Material:
• • • •

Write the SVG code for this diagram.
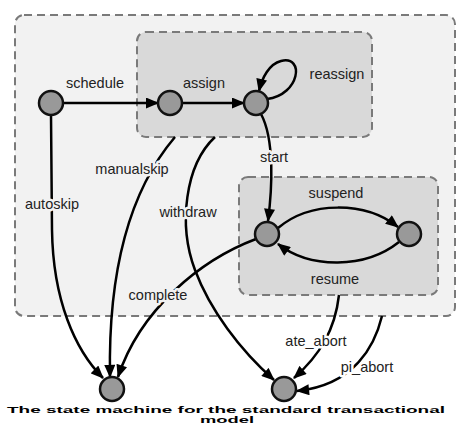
<svg xmlns="http://www.w3.org/2000/svg" width="474" height="432" viewBox="0 0 474 432">
<defs>
<style>
.box{stroke:#7a7a7a;stroke-width:2;stroke-dasharray:8 5}
.node{fill:#999;stroke:#111;stroke-width:2.5}
.edge{fill:none;stroke:#000;stroke-width:2.5;marker-end:url(#ah)}
.lbl{font-family:"Liberation Sans",Arial,sans-serif;font-size:14.5px;fill:#222;text-anchor:middle;paint-order:stroke;stroke-width:5px;stroke-linejoin:round}
.in1{stroke:#f2f2f2}
.in2{stroke:#d9d9d9}
.out{stroke:#fff}
.cap{font-family:"Liberation Sans",Arial,sans-serif;font-weight:bold;font-size:9.5px;fill:#000;text-anchor:middle}
</style>
<marker id="ah" viewBox="0 0 12 10" refX="11" refY="5" markerWidth="14" markerHeight="11" markerUnits="userSpaceOnUse" orient="auto">
<path d="M0,0 L12,5 L0,10 z" fill="#000"/>
</marker>
</defs>
<rect width="474" height="432" fill="#fff"/>
<g id="outer-group"><rect class="box" x="15" y="15" width="440" height="301" rx="9" fill="#f2f2f2"/></g>
<g id="assign-group"><rect class="box" x="137" y="32" width="235" height="105" rx="9" fill="#d9d9d9"/></g>
<g id="run-group"><rect class="box" x="239" y="177" width="199" height="118" rx="9" fill="#d9d9d9"/></g>

<g id="connectors">
<path class="edge" d="M63,103 L158,103"/>
<path class="edge" d="M182,103 L244,103"/>
<path class="edge" d="M267,99 C300,95 305,55 281,61 C269,64 262,78 259,91"/>
<path class="edge" d="M261,114 C275,140 272,190 268,221"/>
<path class="edge" d="M278,228 C310,201 365,201 398,227"/>
<path class="edge" d="M399,242 C365,269 310,269 278,244"/>
<path class="edge" d="M51,115 L52,230 C53,300 75,350 103,378"/>
<path class="edge" d="M175,137 C130,190 108,270 110,377"/>
<path class="edge" d="M215,137 C185,165 178,225 195,270 C210,310 240,350 274,380"/>
<path class="edge" d="M256,239 C200,260 140,310 118,377"/>
<path class="edge" d="M339,295 C335,330 320,355 294,378"/>
<path class="edge" d="M382,316 C375,345 355,385 297,391"/>
</g>

<g id="labels">
<text class="lbl in1" x="95" y="88">schedule</text>
<text class="lbl in2" x="204" y="88">assign</text>
<text class="lbl in2" x="337" y="79">reassign</text>
<text class="lbl in1" x="274" y="162">start</text>
<text class="lbl in2" x="336" y="198">suspend</text>
<text class="lbl in2" x="335" y="284">resume</text>
<text class="lbl in1" x="132" y="174">manualskip</text>
<text class="lbl in1" x="52" y="209">autoskip</text>
<text class="lbl in1" x="188" y="217">withdraw</text>
<text class="lbl in1" x="158" y="300">complete</text>
<text class="lbl out" x="316" y="346">ate_abort</text>
<text class="lbl out" x="367" y="372">pi_abort</text>
</g>

<g id="n-start"><circle class="node" cx="51" cy="103" r="12"/></g>
<g id="n-assign"><circle class="node" cx="170" cy="103" r="12"/></g>
<g id="n-assigned"><circle class="node" cx="256" cy="103" r="12"/></g>
<g id="n-running"><circle class="node" cx="267" cy="234" r="12"/></g>
<g id="n-suspended"><circle class="node" cx="409" cy="234" r="12"/></g>
<g id="n-skipped"><circle class="node" cx="112" cy="389" r="12"/></g>
<g id="n-aborted"><circle class="node" cx="284" cy="389" r="12"/></g>

<g id="caption">
<text class="cap" x="226" y="413" textLength="438" lengthAdjust="spacingAndGlyphs">The state machine for the standard transactional</text>
<text class="cap" x="227" y="423" textLength="54" lengthAdjust="spacingAndGlyphs">model</text>
</g>
</svg>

• • • •

Goal of the exercise: Using the data above, write out every line exactly, leaving the images behind.

Problem solution:
Write the SVG code for this diagram.
<svg xmlns="http://www.w3.org/2000/svg" width="474" height="432" viewBox="0 0 474 432">
<defs>
<style>
.box{stroke:#7a7a7a;stroke-width:2;stroke-dasharray:8 5}
.node{fill:#999;stroke:#111;stroke-width:2.5}
.edge{fill:none;stroke:#000;stroke-width:2.5;marker-end:url(#ah)}
.lbl{font-family:"Liberation Sans",Arial,sans-serif;font-size:14.5px;fill:#222;text-anchor:middle;paint-order:stroke;stroke-width:5px;stroke-linejoin:round}
.in1{stroke:#f2f2f2}
.in2{stroke:#d9d9d9}
.out{stroke:#fff}
.cap{font-family:"Liberation Sans",Arial,sans-serif;font-weight:bold;font-size:9.5px;fill:#000;text-anchor:middle}
</style>
<marker id="ah" viewBox="0 0 12 10" refX="11" refY="5" markerWidth="14" markerHeight="11" markerUnits="userSpaceOnUse" orient="auto">
<path d="M0,0 L12,5 L0,10 z" fill="#000"/>
</marker>
</defs>
<rect width="474" height="432" fill="#fff"/>
<g id="outer-group"><rect class="box" x="15" y="15" width="440" height="301" rx="9" fill="#f2f2f2"/></g>
<g id="assign-group"><rect class="box" x="137" y="32" width="235" height="105" rx="9" fill="#d9d9d9"/></g>
<g id="run-group"><rect class="box" x="239" y="177" width="199" height="118" rx="9" fill="#d9d9d9"/></g>

<g id="connectors">
<path class="edge" d="M63,103 L158,103"/>
<path class="edge" d="M182,103 L244,103"/>
<path class="edge" d="M267,99 C300,95 305,55 281,61 C269,64 262,78 259,91"/>
<path class="edge" d="M261,114 C275,140 272,190 268,221"/>
<path class="edge" d="M278,228 C310,201 365,201 398,227"/>
<path class="edge" d="M399,242 C365,269 310,269 278,244"/>
<path class="edge" d="M51,115 L52,230 C53,300 75,350 103,378"/>
<path class="edge" d="M175,137 C130,190 108,270 110,377"/>
<path class="edge" d="M215,137 C185,165 178,225 195,270 C210,310 240,350 274,380"/>
<path class="edge" d="M256,239 C200,260 140,310 118,377"/>
<path class="edge" d="M339,295 C335,330 320,355 294,378"/>
<path class="edge" d="M382,316 C375,345 355,385 297,391"/>
</g>

<g id="labels">
<text class="lbl in1" x="95" y="88">schedule</text>
<text class="lbl in2" x="204" y="88">assign</text>
<text class="lbl in2" x="337" y="79">reassign</text>
<text class="lbl in1" x="274" y="162">start</text>
<text class="lbl in2" x="336" y="198">suspend</text>
<text class="lbl in2" x="335" y="284">resume</text>
<text class="lbl in1" x="132" y="174">manualskip</text>
<text class="lbl in1" x="52" y="209">autoskip</text>
<text class="lbl in1" x="188" y="217">withdraw</text>
<text class="lbl in1" x="158" y="300">complete</text>
<text class="lbl out" x="316" y="346">ate_abort</text>
<text class="lbl out" x="367" y="372">pi_abort</text>
</g>

<g id="n-start"><circle class="node" cx="51" cy="103" r="12"/></g>
<g id="n-assign"><circle class="node" cx="170" cy="103" r="12"/></g>
<g id="n-assigned"><circle class="node" cx="256" cy="103" r="12"/></g>
<g id="n-running"><circle class="node" cx="267" cy="234" r="12"/></g>
<g id="n-suspended"><circle class="node" cx="409" cy="234" r="12"/></g>
<g id="n-skipped"><circle class="node" cx="112" cy="389" r="12"/></g>
<g id="n-aborted"><circle class="node" cx="284" cy="389" r="12"/></g>

<g id="caption">
<text class="cap" x="226" y="413" textLength="438" lengthAdjust="spacingAndGlyphs">The state machine for the standard transactional</text>
<text class="cap" x="227" y="423" textLength="54" lengthAdjust="spacingAndGlyphs">model</text>
</g>
</svg>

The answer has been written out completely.